How might this transformation affect the organization’s impact?
This kind of transformation can have a huge impact on an organization, if they choose to lead it. Marwa Farouq highlighted that when Teach for All introduced this idea from the top of their leadership team, the result was that most people’s values aligned and a majority got on board with the transformation very quickly. The idiom “What’s good for the goose is good for the gander” applies here though the means by which we get there is different. Instead of “the goose” leading “the gander” through its own sense of authority and vision, it engages and leads the gander in the vision building process not only as a leader, but as a stakeholder whose life will also be impacted by whatever vision is built. Khadija Bakhtiar shared the importance of their teachers in Pakistan making a personal commitment to the work and viewing themselves as part of the group who will be positively impacted and benefit from their work, instead of existing from outside of it. This idea was complimented and supported by Jeremy Downing’s comments about re-indigenizing students by giving them access to teachers who see themselves and the knowledge they carry as part of a long history and experience in New Zealand. These ideas map very closely onto Frederic LaLoux’s idea for teal organizations viewing themselves as an organism, in which every element plays an important part in the success of the whole. If leaders view themselves as outside of and separate from the work their employees are doing, then true transformation will not occur and traditional power models will remain the norm.

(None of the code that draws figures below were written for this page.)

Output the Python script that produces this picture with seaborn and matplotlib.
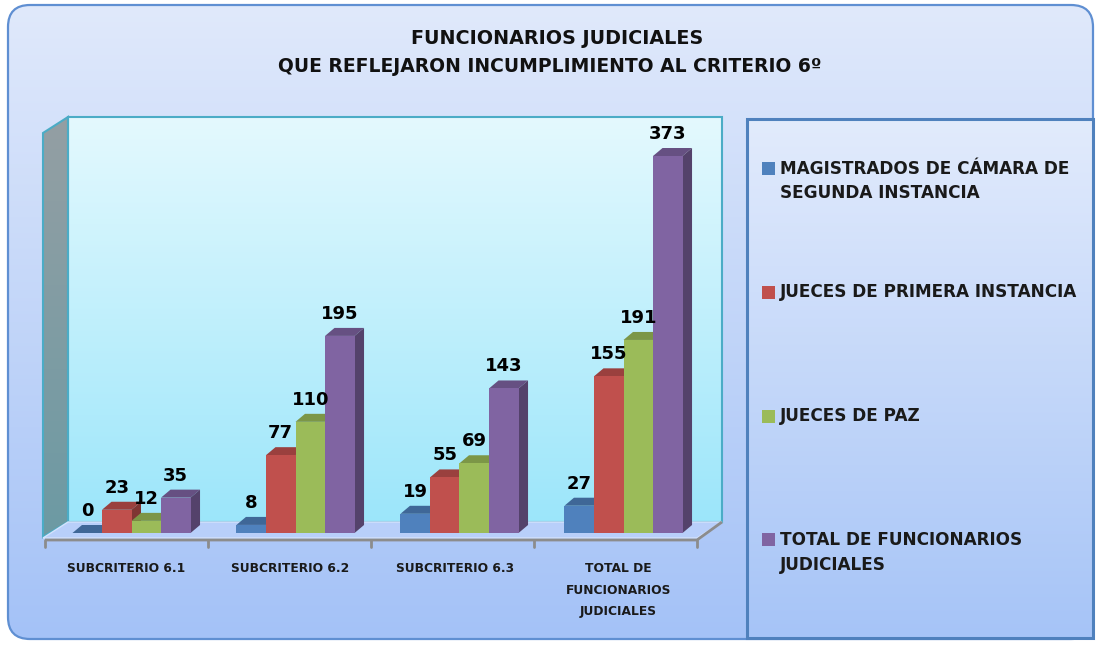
import numpy as np
import pandas as pd
import matplotlib
matplotlib.use("Agg")
import matplotlib.pyplot as plt
import seaborn as sns
from matplotlib.patches import Polygon, Rectangle, FancyBboxPatch
from matplotlib.colors import to_rgb

# Datos del grafico
categorias = ["SUBCRITERIO 6.1", "SUBCRITERIO 6.2", "SUBCRITERIO 6.3",
              "TOTAL DE\nFUNCIONARIOS\nJUDICIALES"]
series = ["MAGISTRADOS DE CÁMARA DE\nSEGUNDA INSTANCIA",
          "JUECES DE PRIMERA INSTANCIA",
          "JUECES DE PAZ",
          "TOTAL DE FUNCIONARIOS\nJUDICIALES"]
magistrados = [0, 8, 19, 27]
jueces_primera = [23, 77, 55, 155]
jueces_paz = [12, 110, 69, 191]
total_funcionarios = [35, 195, 143, 373]
colores = ["#4f81bd", "#c0504d", "#9bbb59", "#8064a2"]
titulo = ["FUNCIONARIOS JUDICIALES",
          "QUE REFLEJARON INCUMPLIMIENTO AL CRITERIO 6º"]

W, H = 1100, 645
FONT = "DejaVu Sans"

# geometria (pixeles)
X_LEFT, X_RIGHT = 49.5, 705.5      # xlim -0.5 .. 3.5
Y_BASE, PX_PER_UNIT = 533, 1.0107  # y=0 y escala
Y_MAX = 400
DEPTH_X, DEPTH_Y = 9.5, 8          # profundidad de barras en pixeles


def gradient(ax, extent, top, bottom, clip):
    c0, c1 = np.array(to_rgb(top)), np.array(to_rgb(bottom))
    t = np.linspace(0, 1, 256)[:, None, None]
    img = c0 * (1 - t) + c1 * t
    im = ax.imshow(img, extent=extent, origin="upper", aspect="auto",
                   interpolation="bilinear", zorder=clip.get_zorder())
    im.set_clip_path(clip)


def shade(color, f):
    return tuple(np.array(to_rgb(color)) * f)


df = pd.DataFrame({
    "criterio": categorias * 4,
    "serie": np.repeat(series, 4),
    "valor": magistrados + jueces_primera + jueces_paz + total_funcionarios,
})

sns.set_theme(style="white")
plt.rcParams["font.family"] = [FONT]

fig = plt.figure(figsize=(W / 100, H / 100), dpi=100)
fig.patch.set_facecolor("white")

# --- fondo y marco (coordenadas en pixeles) ---
bg = fig.add_axes([0, 0, 1, 1])
bg.set_xlim(0, W)
bg.set_ylim(H, 0)
bg.axis("off")

frame = FancyBboxPatch((8, 5), 1085, 634, boxstyle="round,pad=0,rounding_size=22",
                       facecolor="none", edgecolor="#5f8fd2", lw=1.6, zorder=1)
bg.add_patch(frame)
gradient(bg, (8, 1093, 639, 5), "#e0e9fb", "#a4c2f7", frame)
frame.set_zorder(2)

# pared trasera
back = Rectangle((68, 117), 654, 405, facecolor="none", edgecolor="#4bacc6",
                 lw=1.5, zorder=4)
bg.add_patch(back)
gradient(bg, (68, 722, 522, 117), "#e4f9fe", "#9ce6fa", back)
back.set_zorder(5)

# pared lateral
side = Polygon([(43, 133), (68, 117), (68, 522), (43, 537)], closed=True,
               facecolor="none", edgecolor="#4bacc6", lw=1.5, zorder=4)
bg.add_patch(side)
gradient(bg, (43, 68, 537, 117), "#949fa3", "#6c9aa4", side)
side.set_zorder(5)

# piso
floor = Polygon([(43, 538), (697, 538), (722, 522), (68, 522)], closed=True,
                facecolor="#b8cffa", edgecolor="#d5e3fc", lw=1, zorder=5)
bg.add_patch(floor)

# eje horizontal frontal
bg.plot([45, 697, 722], [540, 540, 522], color="#8c8c8c", lw=2, zorder=6,
        solid_capstyle="butt")
for xt in np.linspace(45, 697, len(categorias) + 1):
    bg.plot([xt, xt], [540, 547], color="#8c8c8c", lw=2, zorder=6)

# leyenda
leg_box = Rectangle((747, 119), 346, 519, facecolor="none", edgecolor="#4f81bd",
                    lw=2.2, zorder=4)
bg.add_patch(leg_box)
gradient(bg, (747, 1093, 638, 119), "#e2ebfc", "#a6c4f7", leg_box)
leg_box.set_zorder(5)
for i, (name, col) in enumerate(zip(series, colores)):
    y0 = 168.5 + 123.8 * i
    bg.add_patch(Rectangle((762, y0 - 6.5), 13, 13, facecolor=col,
                           edgecolor="none", lw=0, zorder=6))
    for j, line in enumerate(name.split("\n")):
        bg.text(780, y0 + 25 * j, line, fontsize=12.2, fontweight="bold",
                color="#1a1a1a", va="center", ha="left", zorder=6)

# titulo
bg.text(557, 38, titulo[0], fontsize=13.8, fontweight="bold", ha="center",
        va="center", color="#111111", zorder=6)
bg.text(550, 67, titulo[1], fontsize=13.5, fontweight="bold", ha="center",
        va="center", color="#111111", zorder=6)

# --- area de barras ---
ax = fig.add_axes([X_LEFT / W, 1 - Y_BASE / H, (X_RIGHT - X_LEFT) / W,
                   Y_MAX * PX_PER_UNIT / H])
ax.patch.set_alpha(0)
sns.barplot(data=df, x="criterio", y="valor", hue="serie", hue_order=series,
            order=categorias, palette=colores, saturation=1, width=0.72,
            ax=ax, legend=False, edgecolor="none", linewidth=0)
ax.set_xlim(-0.5, 3.5)
ax.set_ylim(0, Y_MAX)
for s in ax.spines.values():
    s.set_visible(False)
ax.set_xlabel("")
ax.set_ylabel("")
ax.set_yticks([])

dxu = DEPTH_X / ((X_RIGHT - X_LEFT) / 4)
dyu = DEPTH_Y / PX_PER_UNIT

bars = sorted([p for p in ax.patches if p.get_width() > 0], key=lambda p: p.get_x())
for k, p in enumerate(bars):
    x0, w, h = p.get_x(), p.get_width(), p.get_height()
    col = p.get_facecolor()[:3]
    p.set_zorder(3 + 2 * k)
    top = Polygon([(x0, h), (x0 + w, h), (x0 + w + dxu, h + dyu), (x0 + dxu, h + dyu)],
                  closed=True, facecolor=shade(col, 0.8), edgecolor="none",
                  zorder=2 + 2 * k)
    sidef = Polygon([(x0 + w, 0), (x0 + w + dxu, dyu), (x0 + w + dxu, h + dyu),
                     (x0 + w, h)], closed=True, facecolor=shade(col, 0.66),
                    edgecolor="none", zorder=2 + 2 * k)
    ax.add_patch(top)
    ax.add_patch(sidef)
    ax.text(x0 + w / 2, h + dyu + 9, f"{int(round(h))}", ha="center",
            va="baseline", fontsize=13, fontweight="bold", color="black",
            zorder=100)

ax.set_xticks(np.arange(len(categorias)) - 0.03, categorias)
ax.tick_params(axis="x", length=0, pad=21, labelsize=8.8)
for lab in ax.get_xticklabels():
    lab.set_fontweight("bold")
    lab.set_linespacing(1.85)
    lab.set_color("#1a1a1a")

fig.savefig("out.png", dpi=100)
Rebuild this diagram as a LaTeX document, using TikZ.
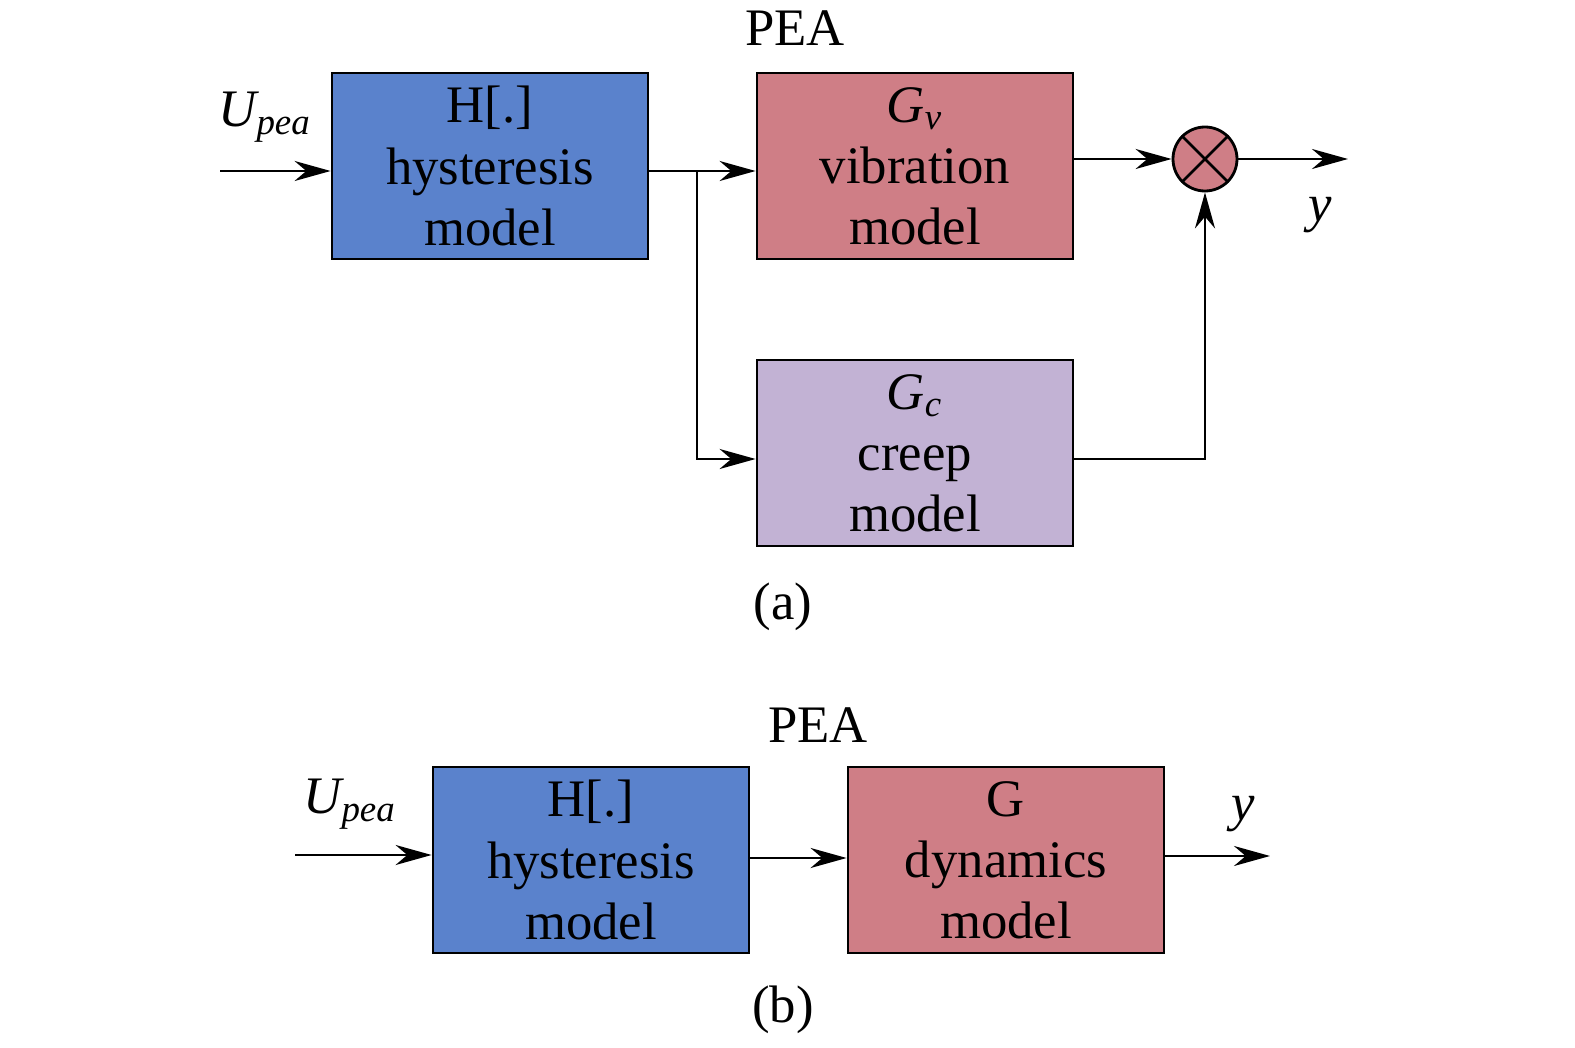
\documentclass[tikz,border=0pt]{standalone}
\usepackage{fontspec}
\setmainfont{Liberation Serif}
\usetikzlibrary{arrows.meta, calc}
\definecolor{hystblue}{HTML}{5A82CC}
\definecolor{dynred}{HTML}{CF7E86}
\definecolor{creeplilac}{HTML}{C2B2D4}
\tikzstyle{block} = [rectangle, minimum width=3.16cm, minimum height=1.86cm, text centered, text width=3cm, inner sep=0pt, draw=black, thick, font=\fontsize{15}{17.4}\selectfont]
\tikzstyle{label} = [font=\fontsize{15}{17.4}\selectfont]
\tikzstyle{arrow} = [thick,->,>={Stealth[length=3.6mm,width=2mm]}]

\begin{document}
\begin{tikzpicture}
  \useasboundingbox (0,0) rectangle (15.75,10.47);
  % (a)
  \node (hyst) [block, fill=hystblue] at (4.90,8.81) {H[.]\\hysteresis\\model};
  \node (vib) [block, fill=dynred] at (9.15,8.81) {$\mathit{G_v}$\\vibration\\model};
  \node (creep) [block, fill=creeplilac] at (9.15,5.94) {$\mathit{G_c}$\\creep\\model};
  \node (sum) [circle, draw=black, thick, fill=dynred, minimum size=0.64cm, inner sep=0pt] at (12.05,8.88) {};
  \draw [thick] (sum.north west) -- (sum.south east);
  \draw [thick] (sum.north east) -- (sum.south west);
  \coordinate (in) at (2.20,8.76);
  \coordinate (split) at (6.97,8.76);
  \coordinate (out) at (13.48,8.88);
  \node (ua) [label] at (2.65,9.30) {$\mathit{U_{pea}}$};
  \node (ya) [label] at (13.20,8.32) {$\mathit{y}$};
  \node (peaa) [label] at (7.95,10.19) {PEA};
  \node (capa) [label] at (7.83,4.40) {(a)};
  \draw [arrow] (in) -- (in -| hyst.west);
  \draw [arrow] (split -| hyst.east) -- (split -| vib.west);
  \draw [arrow] (split) |- ($(creep.west)+(0,-0.06)$);
  \draw [arrow] (vib.east |- sum) -- (sum.west);
  \draw [arrow] (sum.east) -- (out);
  \draw [arrow] ($(creep.east)+(0,-0.06)$) -| (sum.south);
  % (b)
  \node (hystb) [block, fill=hystblue] at (5.91,1.87) {H[.]\\hysteresis\\model};
  \node (dyn) [block, fill=dynred] at (10.06,1.87) {G\\dynamics\\model};
  \coordinate (inb) at (2.95,1.92);
  \coordinate (outb) at (12.70,1.91);
  \node (ub) [label] at (3.50,2.43) {$\mathit{U_{pea}}$};
  \node (yb) [label] at (12.43,2.33) {$\mathit{y}$};
  \node (peab) [label] at (8.18,3.22) {PEA};
  \node (capb) [label] at (7.83,0.37) {(b)};
  \draw [arrow] (inb) -- (inb -| hystb.west);
  \draw [arrow] ($(hystb.east)+(0,0.02)$) -- ($(dyn.west)+(0,0.02)$);
  \draw [arrow] (dyn.east |- outb) -- (outb);
\end{tikzpicture}
\end{document}
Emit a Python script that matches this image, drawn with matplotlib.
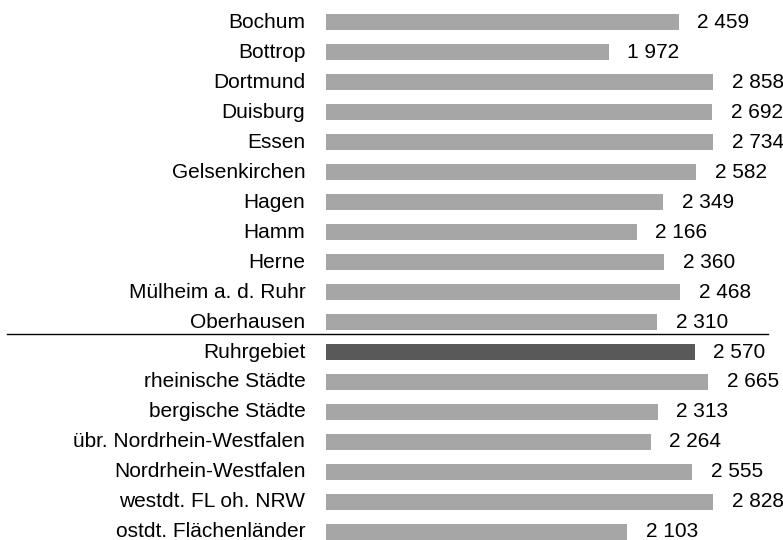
import matplotlib
matplotlib.use('Agg')
import matplotlib.pyplot as plt
import matplotlib.transforms as mtransforms
from matplotlib.lines import Line2D

plt.rcParams['font.family'] = ['Liberation Sans', 'DejaVu Sans']

staedte = ['Bochum', 'Bottrop', 'Dortmund', 'Duisburg', 'Essen', 'Gelsenkirchen',
           'Hagen', 'Hamm', 'Herne', 'Mülheim a. d. Ruhr', 'Oberhausen',
           'Ruhrgebiet', 'rheinische Städte', 'bergische Städte',
           'übr. Nordrhein-Westfalen', 'Nordrhein-Westfalen',
           'westdt. FL oh. NRW', 'ostdt. Flächenländer']
werte = [2459, 1972, 2858, 2692, 2734, 2582, 2349, 2166, 2360, 2468, 2310,
         2570, 2665, 2313, 2264, 2555, 2828, 2103]
hervor = 'Ruhrgebiet'
xmax = 2700  # Achse endet hier, längere Balken werden abgeschnitten

fig = plt.figure(figsize=(7.83, 5.4), dpi=100)
ax = fig.add_axes([325.5 / 783, 0, 387.7 / 783, 1])

y = list(range(len(staedte)))
farben = ['#595959' if s == hervor else '#a6a6a6' for s in staedte]
ax.barh(y, werte, height=0.52, color=farben)

for i, (s, v) in enumerate(zip(staedte, werte)):
    ax.annotate(s, (0, i), xytext=(-14.5, 0), textcoords='offset points',
                ha='right', va='center', fontsize=15, annotation_clip=False)
    ax.annotate(f'{v:,}'.replace(',', ' '), (min(v, xmax), i), xytext=(13.5, 0),
                textcoords='offset points', ha='left', va='center', fontsize=15,
                annotation_clip=False)

ax.set_xlim(0, xmax)
ax.set_ylim(17.27, -0.74)
ax.axis('off')

# Trennlinie zwischen Städten und Regionen
trans = mtransforms.blended_transform_factory(fig.transFigure, ax.transData)
fig.add_artist(Line2D([7 / 783, 768 / 783], [10.4, 10.4], transform=trans,
                      color='black', lw=1))

fig.savefig('out.png', dpi=100)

How does this case influence your thinking about your own work?
For me, this case is challenging me to think deeply about how I can help make my workplace an environment that embodies the value of continuous learning. The subtle impact of what Khadija Bakhtiar did by asking teachers to view themselves as inside the experience and needs of their students is that it minimizes the power imbalance between them. Instead of the teachers holding their knowledge in a position of power over the students to demonstrate their influence and status, they see themselves and their work as an opportunity for reciprocal and ongoing learning between diverse individuals with different backgrounds and experiences. By doing so, they remove the “othering” effect that very often creates inequity. I know that I already work towards elements of this goal by talking about an arts organization as a very small food chain. The number of levels between a box office assistant and the Chairman of the Board might be two staff members. By comparison, Amazon factory workers would have hundreds of levels between them and Jeff Bezos. By calling the system out for what it is, and framing it as an opportunity, my hope is that the box office assistant might have a positive impact on the Chairman of the Board and vice versa. That’s just the start for right now, but I am dedicated to experimenting and exploring different ideas for how to integrate the organism mindset into an arts org more holistically.